Sono molto grato a tutti quelli che hanno questo spirito di generosità fraterna verso i bisognosi, ma penso che questa generosità debba sempre crescere perché non è mai sufficiente. Sembra che i bisogni dei nostri fratelli ci sorpassino, che siano più grandi dei mezzi che noi portiamo, soprattutto nei nostri cuori. Sono convinto che nel mondo intero, in Italia, a Roma, dappertutto, i mezzi materiali ci sarebbero. Molte volte manca quel mezzo principale che si chiama cuore umano, sensibilità umana, ciò che costituisce anche il centro propulsivo della fraternità, dell’essere fratello per i fratelli; quello che ci ha portato Gesù con il suo cuore, con il suo amore. Vi ringrazio per la vostra presenza, per avermi dato la possibilità di una nuova esperienza, di nuove riflessioni, di un nuovo senso di responsabilità pastorale, ma soprattutto di avermi dato momenti di fratellanza.

Mi sono sentito bene con voi e spero di potervi incontrare ancora qualche volta.
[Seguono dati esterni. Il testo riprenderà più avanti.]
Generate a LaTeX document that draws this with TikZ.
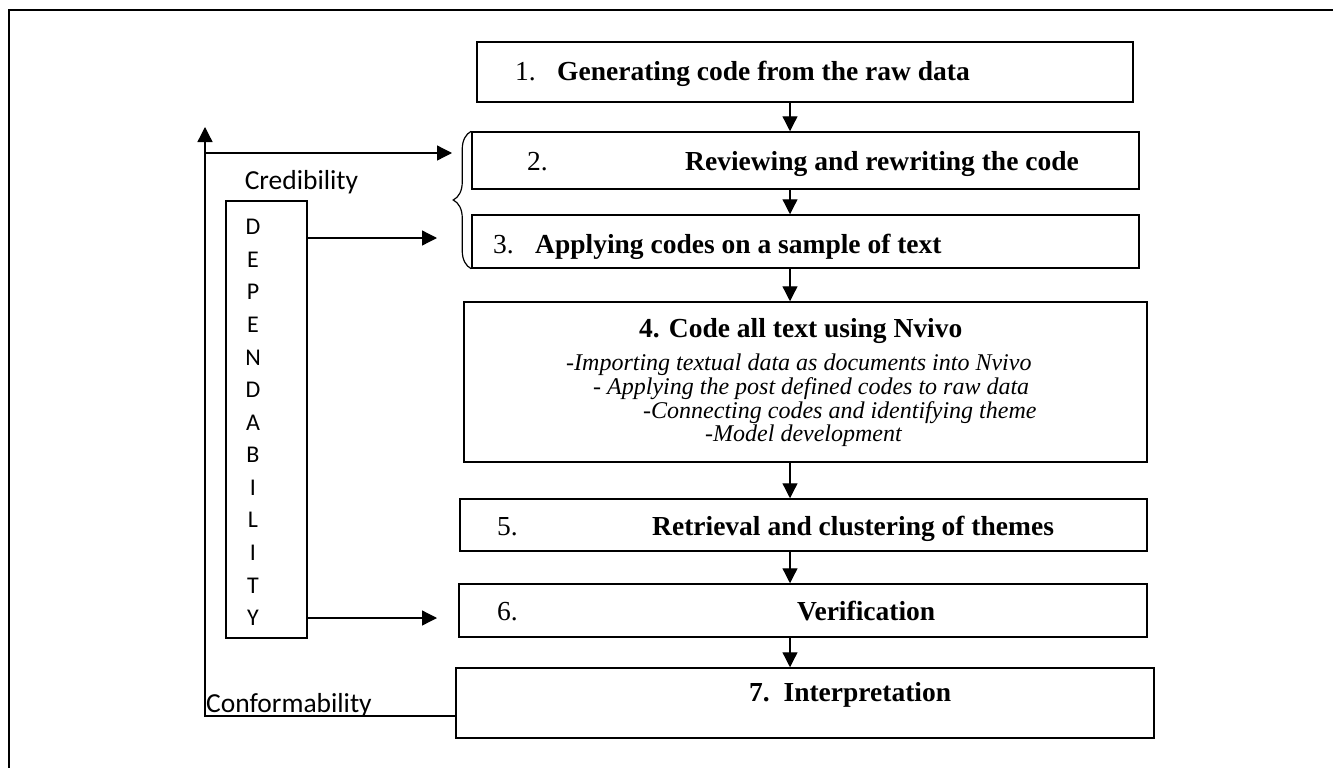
\documentclass[tikz,border=0pt]{standalone}
\usepackage{fontspec}
\setmainfont{Liberation Serif}
\newfontfamily\sidefont{Carlito}
\usetikzlibrary{arrows.meta,decorations.pathreplacing}
\begin{document}
\begin{tikzpicture}[x=1pt,y=-1pt,
  box/.style={draw, line width=1.5pt, inner sep=0pt},
  bt/.style={font=\fontsize{27.5}{32}\selectfont\bfseries, anchor=base west, inner sep=0pt},
  nt/.style={font=\fontsize{27.5}{32}\selectfont, anchor=base west, inner sep=0pt},
  it/.style={font=\fontsize{24}{28}\selectfont\itshape, anchor=base west, inner sep=0pt},
  st/.style={font=\sidefont\fontsize{27.5}{30}\selectfont, inner sep=0pt},
  lt/.style={font=\sidefont\fontsize{24}{28}\selectfont, inner sep=0pt},
  arr/.style={line width=1.3pt, -{Triangle[length=15pt,width=15pt]}}]
\useasboundingbox (0,0) rectangle (1333,768);
% outer frame (top and left only)
\draw[line width=2pt] (9,768) -- (9,10) -- (1333,10);
% boxes
\node[box, minimum width=656pt, minimum height=60pt] (b1) at (805,72) {};
\node[box, minimum width=667pt, minimum height=57pt] (b2) at (805.5,160.5) {};
\node[box, minimum width=667pt, minimum height=53pt] (b3) at (805.5,241.5) {};
\node[box, minimum width=683pt, minimum height=160pt] (b4) at (805.5,382) {};
\node[box, minimum width=687pt, minimum height=52pt] (b5) at (803.5,525) {};
\node[box, minimum width=688pt, minimum height=53pt] (b6) at (803,610.5) {};
\node[box, minimum width=698pt, minimum height=70pt] (b7) at (805,703) {};
% box texts
\node[nt] (n1) at (515,81) {1.};
\node[bt] (t1) at (557,81) {Generating code from the raw data};
\node[nt] (n2) at (527,170) {2.};
\node[bt] (t2) at (685,170) {Reviewing and rewriting the code};
\node[nt] (n3) at (493,253) {3.};
\node[bt] (t3) at (535,253) {Applying codes on a sample of text};
\node[bt] (t4) at (639,337) {4. Code all text using Nvivo};
\node[it] (i1) at (566,370) {-Importing textual data as documents into Nvivo};
\node[it] (i2) at (593,394) {- Applying the post defined codes to raw data};
\node[it] (i3) at (643,418) {-Connecting codes and identifying theme};
\node[it] (i4) at (705,441) {-Model development};
\node[nt] (n5) at (497,535) {5.};
\node[bt] (t5) at (652,535) {Retrieval and clustering of themes};
\node[nt] (n6) at (497,620) {6.};
\node[bt] (t6) at (797,620) {Verification};
\node[bt] (t7) at (749,701) {7.\ \ Interpretation};
% vertical arrows between boxes
\coordinate (ax) at (790,0);
\draw[arr] (b1.south -| ax) -- (b2.north -| ax);
\draw[arr] (b2.south -| ax) -- (b3.north -| ax);
\draw[arr] (b3.south -| ax) -- (b4.north -| ax);
\draw[arr] (b4.south -| ax) -- (b5.north -| ax);
\draw[arr] (b5.south -| ax) -- (b6.north -| ax);
\draw[arr] (b6.south -| ax) -- (b7.north -| ax);
% brace
\draw[line width=1.2pt, decorate, decoration={brace, amplitude=18pt}]
  (b3.south west) -- (b2.north west);
% left loop
\coordinate (corner) at (205,716);
\coordinate (ltop) at (205,127);
\coordinate (cr) at (205,153);
\coordinate (brtip) at (452,153);
\draw[arr] (b7.west |- corner) -- (corner) -- (ltop);
\draw[arr] (cr) -- (brtip);
% labels
\node[st] (cred) at (301.5,182) {Credibility};
\node[st, anchor=base west] (conf) at (206,712) {Conformability};
% dependability box
\node[draw, line width=1.3pt, minimum width=81pt, minimum height=437pt, inner sep=0pt] (dep) at (266.5,419.5) {};
\foreach \l [count=\i from 0] in {D,E,P,E,N,D,A,B,I,L,I,T,Y}
  \node[lt] (L\i) at (253,227+32.58*\i) {\l};
\coordinate (e3) at (437,238);
\coordinate (e6) at (437,618);
\draw[arr] (dep.east |- e3) -- (e3);
\draw[arr] (dep.east |- e6) -- (e6);
\end{tikzpicture}
\end{document}
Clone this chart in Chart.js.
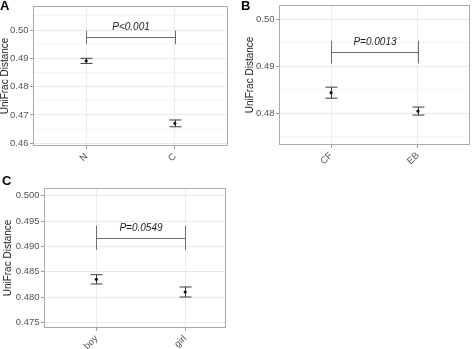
<!DOCTYPE html>
<html>
<head>
<meta charset="utf-8">
<script src="https://cdn.jsdelivr.net/npm/chart.js@4/dist/chart.umd.min.js"></script>
<style>
  html, body { margin: 0; padding: 0; background: #fff; }
  body { width: 474px; height: 349px; position: relative; overflow: hidden;
         font-family: "Liberation Sans", Arial, sans-serif; }
  canvas { position: absolute; }
  .tag { position: absolute; font-weight: bold; font-size: 13px; line-height: 13px; color: #000; z-index: 2; }
</style>
</head>
<body>
<canvas id="panelA" width="232" height="172" style="left:0;top:0"></canvas>
<canvas id="panelB" width="236" height="172" style="left:238px;top:0"></canvas>
<canvas id="panelC" width="232" height="175" style="left:0;top:174px"></canvas>
<div class="tag" style="left:0;top:-1px">A</div>
<div class="tag" style="left:241px;top:-1px">B</div>
<div class="tag" style="left:2px;top:174px">C</div>

<script>
// Panel A: N vs C
const groupsA = ['N', 'C'];
const meanA = [0.4891, 0.4670];
const errA = [0.0009, 0.0012];
const majorTicksA = [0.46, 0.47, 0.48, 0.49, 0.50];
const minorTicksA = [0.465, 0.475, 0.485, 0.495, 0.505];
const pLabelA = 'P<0.001';
const bracketA = 0.4974;

// Panel B: CF vs EB
const groupsB = ['CF', 'EB'];
const meanB = [0.4844, 0.4805];
const errB = [0.00117, 0.00085];
const majorTicksB = [0.48, 0.49, 0.50];
const minorTicksB = [0.475, 0.485, 0.495];
const pLabelB = 'P=0.0013';
const bracketB = 0.4930;

// Panel C: boy vs girl
const groupsC = ['boy', 'girl'];
const meanC = [0.4835, 0.4810];
const errC = [0.00092, 0.00099];
const majorTicksC = [0.475, 0.480, 0.485, 0.490, 0.495, 0.500];
const minorTicksC = [0.4775, 0.4825, 0.4875, 0.4925, 0.4975];
const pLabelC = 'P=0.0549';
const bracketC = 0.4917;

// half-height of the significance bracket end caps, in data units
const bracketSpan = 0.0024;

const FONT = '"Liberation Sans", Arial, sans-serif';

// error bars, significance bracket and panel border
const decorations = {
  id: 'decorations',
  beforeDatasetsDraw(chart, args, opts) {
    const { ctx, scales: { x, y } } = chart;
    ctx.save();
    ctx.lineWidth = 1;

    // mean ± error bars
    ctx.strokeStyle = '#3c3c3c';
    opts.means.forEach((m, i) => {
      const cx = Math.round(x.getPixelForValue(i + 1)) + 0.5;
      const top = y.getPixelForValue(m + opts.errs[i]);
      const bot = y.getPixelForValue(m - opts.errs[i]);
      ctx.beginPath();
      ctx.moveTo(cx, top); ctx.lineTo(cx, bot);
      ctx.moveTo(cx - 6, top); ctx.lineTo(cx + 6, top);
      ctx.moveTo(cx - 6, bot); ctx.lineTo(cx + 6, bot);
      ctx.stroke();
    });

    // bracket between the two groups
    const x1 = Math.round(x.getPixelForValue(1)) + 0.5;
    const x2 = Math.round(x.getPixelForValue(2)) + 0.5;
    const by = Math.round(y.getPixelForValue(opts.bracket)) + 0.5;
    const bTop = y.getPixelForValue(opts.bracket + bracketSpan);
    const bBot = y.getPixelForValue(opts.bracket - bracketSpan);
    ctx.strokeStyle = '#6e6e6e';
    ctx.beginPath();
    ctx.moveTo(x1, by); ctx.lineTo(x2, by);
    ctx.moveTo(x1, bTop); ctx.lineTo(x1, bBot);
    ctx.moveTo(x2, bTop); ctx.lineTo(x2, bBot);
    ctx.stroke();

    ctx.fillStyle = '#1e1e1e';
    ctx.font = 'italic 10px ' + FONT;
    ctx.textAlign = 'center';
    ctx.textBaseline = 'middle';
    ctx.fillText(opts.label, (x1 + x2) / 2, by - 10);
    ctx.restore();
  },
  afterDraw(chart) {
    const { ctx, chartArea: a } = chart;
    ctx.save();
    ctx.strokeStyle = '#ababab';
    ctx.lineWidth = 1;
    ctx.strokeRect(Math.round(a.left) + 0.5, Math.round(a.top) + 0.5,
                   Math.round(a.right - a.left) - 1, Math.round(a.bottom - a.top) - 1);
    ctx.restore();
  }
};

function makePanel(id, groups, means, errs, majors, minors, label, bracket, g) {
  const isMajor = v => majors.some(m => Math.abs(m - v) < 1e-9);
  return new Chart(document.getElementById(id), {
    type: 'scatter',
    data: {
      datasets: [{
        data: means.map((m, i) => ({ x: i + 1, y: m })),
        pointRadius: 1.6,
        pointBackgroundColor: '#111',
        pointBorderWidth: 0
      }]
    },
    options: {
      responsive: false,
      animation: false,
      layout: { padding: { top: g.padTop, right: g.padRight, left: 0, bottom: 0 } },
      plugins: {
        legend: { display: false },
        tooltip: { enabled: false },
        decorations: { means, errs, label, bracket }
      },
      scales: {
        x: {
          type: 'linear',
          min: g.xMin, max: g.xMax,
          afterBuildTicks: s => { s.ticks = groups.map((_, i) => ({ value: i + 1 })); },
          afterFit: s => { s.height = g.xHeight; s.paddingLeft = 0; s.paddingRight = 0; },
          ticks: {
            callback: v => groups[v - 1],
            minRotation: 45, maxRotation: 45,
            padding: 2,
            color: '#555',
            font: { family: FONT, size: 9.5 }
          },
          grid: { color: '#ececec', tickColor: '#9a9a9a', tickLength: 3 },
          border: { display: false }
        },
        y: {
          min: g.yMin, max: g.yMax,
          afterBuildTicks: s => {
            s.ticks = majors.concat(minors).sort((a, b) => a - b).map(v => ({ value: v }));
          },
          afterFit: s => { s.width = g.yWidth; s.paddingTop = 0; s.paddingBottom = 0; },
          ticks: {
            callback: v => isMajor(v) ? v.toFixed(g.digits) : '',
            padding: 1.5,
            color: '#555',
            font: { family: FONT, size: 9.5 }
          },
          grid: {
            color: c => isMajor(c.tick.value) ? '#e9e9e9' : '#f5f5f5',
            tickColor: c => isMajor(c.tick.value) ? '#9a9a9a' : 'rgba(0,0,0,0)',
            tickLength: 3
          },
          border: { display: false },
          title: {
            display: true,
            text: 'UniFrac Distance',
            color: '#1e1e1e',
            font: { family: FONT, size: 10, lineHeight: 1 },
            padding: { top: g.titlePad, bottom: 0 }
          }
        }
      }
    },
    plugins: [decorations]
  });
}

makePanel('panelA', groupsA, meanA, errA, majorTicksA, minorTicksA, pLabelA, bracketA,
  { xMin: 0.4, xMax: 2.6, yMin: 0.459, yMax: 0.5085, yWidth: 33, xHeight: 26,
    padTop: 6, padRight: 4, titlePad: 0, digits: 2 });

makePanel('panelB', groupsB, meanB, errB, majorTicksB, minorTicksB, pLabelB, bracketB,
  { xMin: 0.4, xMax: 2.6, yMin: 0.4733, yMax: 0.5030, yWidth: 41, xHeight: 27,
    padTop: 5, padRight: 0, titlePad: 7, digits: 2 });

makePanel('panelC', groupsC, meanC, errC, majorTicksC, minorTicksC, pLabelC, bracketC,
  { xMin: 0.41, xMax: 2.46, yMin: 0.4739, yMax: 0.50152, yWidth: 44, xHeight: 21,
    padTop: 14, padRight: 6, titlePad: 3, digits: 3 });
</script>
</body>
</html>
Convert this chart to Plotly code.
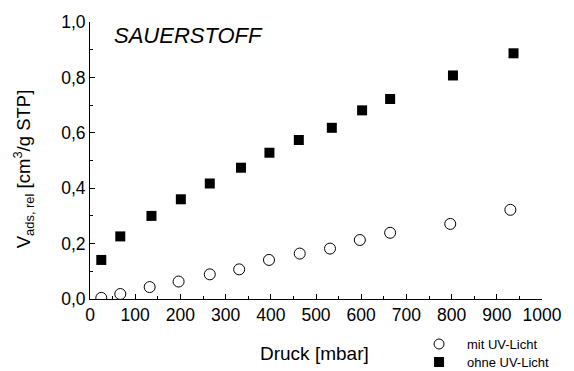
import plotly.graph_objects as go

# Pressure in mbar and relative adsorbed volume (cm^3/g STP)
druck_ohne = [25, 67, 136, 201, 265, 334, 397, 462, 535, 602, 664, 803, 937]
vads_ohne = [0.141, 0.226, 0.300, 0.360, 0.417, 0.474, 0.528, 0.574, 0.618, 0.681, 0.722, 0.807, 0.887]

druck_mit = [25, 67, 132, 196, 265, 330, 396, 464, 531, 597, 664, 797, 930]
vads_mit = [0.004, 0.018, 0.043, 0.063, 0.089, 0.107, 0.141, 0.164, 0.182, 0.213, 0.239, 0.271, 0.322]

FONT = "Liberation Sans, Arial, sans-serif"
W, H = 574, 371
L, R, T, B = 90, 23, 22, 72
PW, PH = W - L - R, H - T - B


def px(xp):
    """Horizontal pixel position -> paper coordinate."""
    return (xp - L) / PW


def py(yp):
    """Vertical pixel position (from top) -> paper coordinate."""
    return (H - B - yp) / PH


fig = go.Figure()
fig.add_trace(go.Scatter(
    x=druck_mit, y=vads_mit, mode="markers", name="mit UV-Licht", showlegend=False,
    marker=dict(symbol="circle-open", size=11, color="black", line=dict(width=1, color="black")),
))
fig.add_trace(go.Scatter(
    x=druck_ohne, y=vads_ohne, mode="markers", name="ohne UV-Licht", showlegend=False,
    marker=dict(symbol="square", size=10, color="black"),
))

axis_common = dict(
    showgrid=False, zeroline=False, showline=True, linecolor="black", linewidth=1,
    ticks="inside", ticklen=5, tickwidth=1, tickcolor="black",
    tickfont=dict(family=FONT, size=17.5, color="black"),
    mirror=False,
)

# key in the lower right corner: symbol shapes plus text labels
key_rows = [("mit UV-Licht", "circle", 344), ("ohne UV-Licht", "rect", 362)]
shapes, annotations = [], []
for label, kind, ypix in key_rows:
    if kind == "circle":
        shapes.append(dict(type="circle", xref="paper", yref="paper",
                           xsizemode="pixel", ysizemode="pixel",
                           xanchor=px(446), yanchor=py(ypix), x0=-5, x1=5, y0=-5, y1=5,
                           line=dict(color="black", width=1), fillcolor="rgba(0,0,0,0)"))
    else:
        shapes.append(dict(type="rect", xref="paper", yref="paper",
                           xsizemode="pixel", ysizemode="pixel",
                           xanchor=px(446), yanchor=py(ypix), x0=-5, x1=5, y0=-5, y1=5,
                           line=dict(color="black", width=0), fillcolor="black"))
    annotations.append(dict(text=label, x=px(472), y=py(ypix), xref="paper", yref="paper",
                            xanchor="left", yanchor="middle", showarrow=False,
                            font=dict(family=FONT, size=13)))

annotations.append(dict(
    text="<i>SAUERSTOFF</i>", x=px(112), y=py(35), xref="paper", yref="paper",
    xanchor="left", yanchor="middle", showarrow=False, font=dict(family=FONT, size=22),
))
annotations.append(dict(
    text="Druck [mbar]", x=px(319), y=py(353), xref="paper", yref="paper",
    xanchor="center", yanchor="middle", showarrow=False, font=dict(family=FONT, size=19),
))
annotations.append(dict(
    text="V<sub>ads, rel</sub> [cm<sup>3</sup>/g STP]", x=px(22), y=py(169),
    xref="paper", yref="paper", xanchor="center", yanchor="middle", textangle=-90,
    showarrow=False, font=dict(family=FONT, size=18.5),
))

fig.update_layout(
    width=W, height=H,
    margin=dict(l=L, r=R, t=T, b=B),
    paper_bgcolor="white", plot_bgcolor="white",
    separators=", ",
    showlegend=False,
    font=dict(family=FONT, color="black"),
    xaxis=dict(
        range=[0, 1000], tickvals=[0, 100, 200, 300, 400, 500, 600, 700, 800, 900, 1000],
        minor=dict(ticks="inside", ticklen=3, dtick=50, tickcolor="black"),
        **axis_common,
    ),
    yaxis=dict(
        range=[0, 1.0], tickvals=[0, 0.2, 0.4, 0.6, 0.8, 1.0], tickformat=".1f",
        minor=dict(ticks="inside", ticklen=3, dtick=0.1, tickcolor="black"),
        **axis_common,
    ),
    shapes=shapes,
    annotations=annotations,
)

fig.write_html("out.html")
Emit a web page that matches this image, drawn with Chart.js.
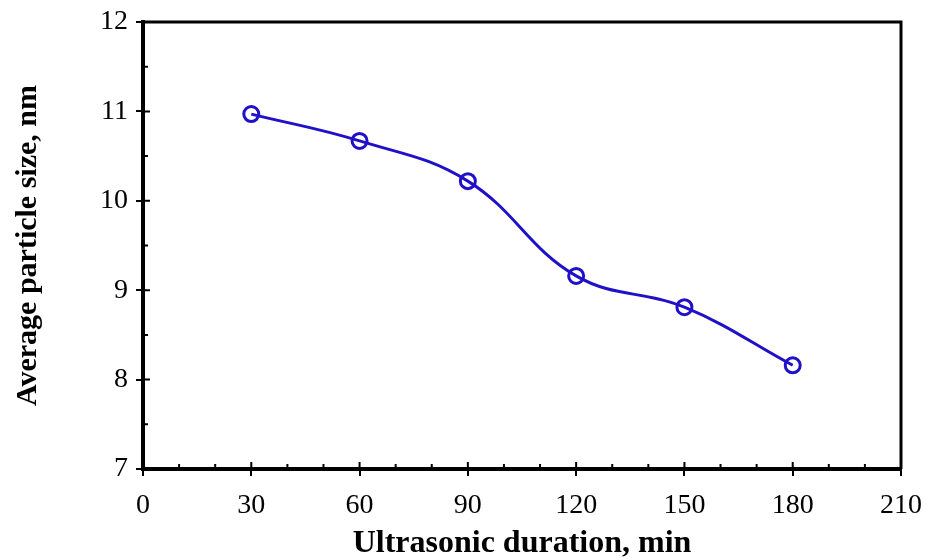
<!DOCTYPE html>
<html>
<head>
<meta charset="utf-8">
<script src="https://cdn.jsdelivr.net/npm/chart.js@4/dist/chart.umd.min.js"></script>
<style>
  html, body { margin: 0; padding: 0; background: #fff; }
  #wrap { width: 932px; height: 560px; }
</style>
</head>
<body>
<div id="wrap"><canvas id="chart"></canvas></div>
<script>
// Average particle size vs. ultrasonic duration
const durations = [30, 60, 90, 120, 150, 180];          // min
const particleSize = [10.97, 10.67, 10.22, 9.16, 8.81, 8.16]; // nm

const xTicks = [0, 30, 60, 90, 120, 150, 180, 210];
const yTicks = [7, 8, 9, 10, 11, 12];

const lineColor = '#2010c8';
const serif = "'Liberation Serif', 'Times New Roman', serif";

// frame on top/right and inward tick marks (major + minor)
const framePlugin = {
    id: 'frame',
    afterDraw(chart) {
        const { ctx, chartArea: a, scales } = chart;
        ctx.save();
        ctx.strokeStyle = '#000';
        ctx.lineWidth = 3;
        ctx.beginPath();
        ctx.moveTo(a.left, a.top);
        ctx.lineTo(a.right, a.top);
        ctx.lineTo(a.right, a.bottom);
        ctx.stroke();

        ctx.lineWidth = 2;
        ctx.beginPath();
        // x axis: major every 30, minor every 10, pointing up
        for (let v = 10; v < 210; v += 10) {
            const px = scales.x.getPixelForValue(v);
            const len = v % 30 === 0 ? 7 : 5;
            ctx.moveTo(px, a.bottom);
            ctx.lineTo(px, a.bottom - len);
        }
        // y axis: major every 1, minor every 0.5, pointing right
        for (let v = 7.5; v < 12; v += 0.5) {
            const py = scales.y.getPixelForValue(v);
            const len = Number.isInteger(v) ? 7 : 5;
            ctx.moveTo(a.left, py);
            ctx.lineTo(a.left + len, py);
        }
        ctx.stroke();
        ctx.restore();
    }
};

new Chart(document.getElementById('chart'), {
    type: 'line',
    data: {
        datasets: [{
            data: durations.map((d, i) => ({ x: d, y: particleSize[i] })),
            borderColor: lineColor,
            borderWidth: 3,
            tension: 0.4,
            pointRadius: 7.5,
            pointBorderWidth: 3,
            pointBorderColor: lineColor,
            pointBackgroundColor: 'rgba(0,0,0,0)',
            fill: false
        }]
    },
    options: {
        responsive: true,
        maintainAspectRatio: false,
        animation: false,
        layout: { padding: { top: 22, right: 31, bottom: 0, left: 0 } },
        plugins: {
            legend: { display: false },
            tooltip: { enabled: false }
        },
        scales: {
            x: {
                type: 'linear',
                min: 0,
                max: 210,
                afterBuildTicks: s => { s.ticks = xTicks.map(v => ({ value: v })); },
                afterFit: s => { s.height = 91; s.paddingLeft = 0; s.paddingRight = 0; },
                border: { color: '#000', width: 4 },
                grid: { drawOnChartArea: false, drawTicks: true, tickLength: 7, color: '#000', lineWidth: 2 },
                ticks: { color: '#000', padding: 13, font: { family: serif, size: 28 }, maxRotation: 0 },
                title: {
                    display: true,
                    text: 'Ultrasonic duration, min',
                    color: '#000',
                    padding: { top: 0, bottom: 0 },
                    font: { family: serif, size: 32, weight: 'bold', lineHeight: 1 }
                }
            },
            y: {
                min: 7,
                max: 12,
                afterBuildTicks: s => { s.ticks = yTicks.map(v => ({ value: v })); },
                afterFit: s => { s.width = 143; s.paddingTop = 0; s.paddingBottom = 0; },
                border: { color: '#000', width: 4 },
                grid: { drawOnChartArea: false, drawTicks: true, tickLength: 7, color: '#000', lineWidth: 2 },
                ticks: { color: '#000', padding: 8, font: { family: serif, size: 28 } },
                title: {
                    display: true,
                    text: 'Average particle size, nm',
                    color: '#000',
                    padding: { top: 13, bottom: 0 },
                    font: { family: serif, size: 30, weight: 'bold', lineHeight: 1 }
                }
            }
        }
    },
    plugins: [framePlugin]
});
</script>
</body>
</html>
E vero che vi sono molti e diversi impegni nella vita del Papa ma, forse, Gesù una volta non chiederà al Papa: “Tu hai parlato con i ministri, con i presidenti, forse con i Cardinali, con i Vescovi. Non hai trovato il tempo per incontrarti con i poveri, con i bisognosi?”. E allora sarà più importante questo incontro di tanti altri.

Così, vi auguro “Buon Anno”, nonostante tutto. Le condizioni sembrano non tanto buone, le condizioni esterne: economiche, materiali, esistenziali. Ma queste condizioni non sono ancora tutto, sono importanti, ma più importante è quello che l’uomo porta in sè: il suo cuore e la sua fede e la sua fiducia nella Provvidenza divina.

Auguro a voi e auguro anche a noi tutti, alla società romana, alla Chiesa di Roma, auguro a tutti un miglioramento per tutti; che la vita in questa città, in questa capitale moderna di uno stato moderno, e nello stesso tempo in questo centro del cristianesimo mondiale, della Chiesa, che la vita sia anche più umana per quanto possibile.

Questi sono i miei auguri per voi e per noi tutti. Vi offro la benedizione nel nome della Santissima Trinità.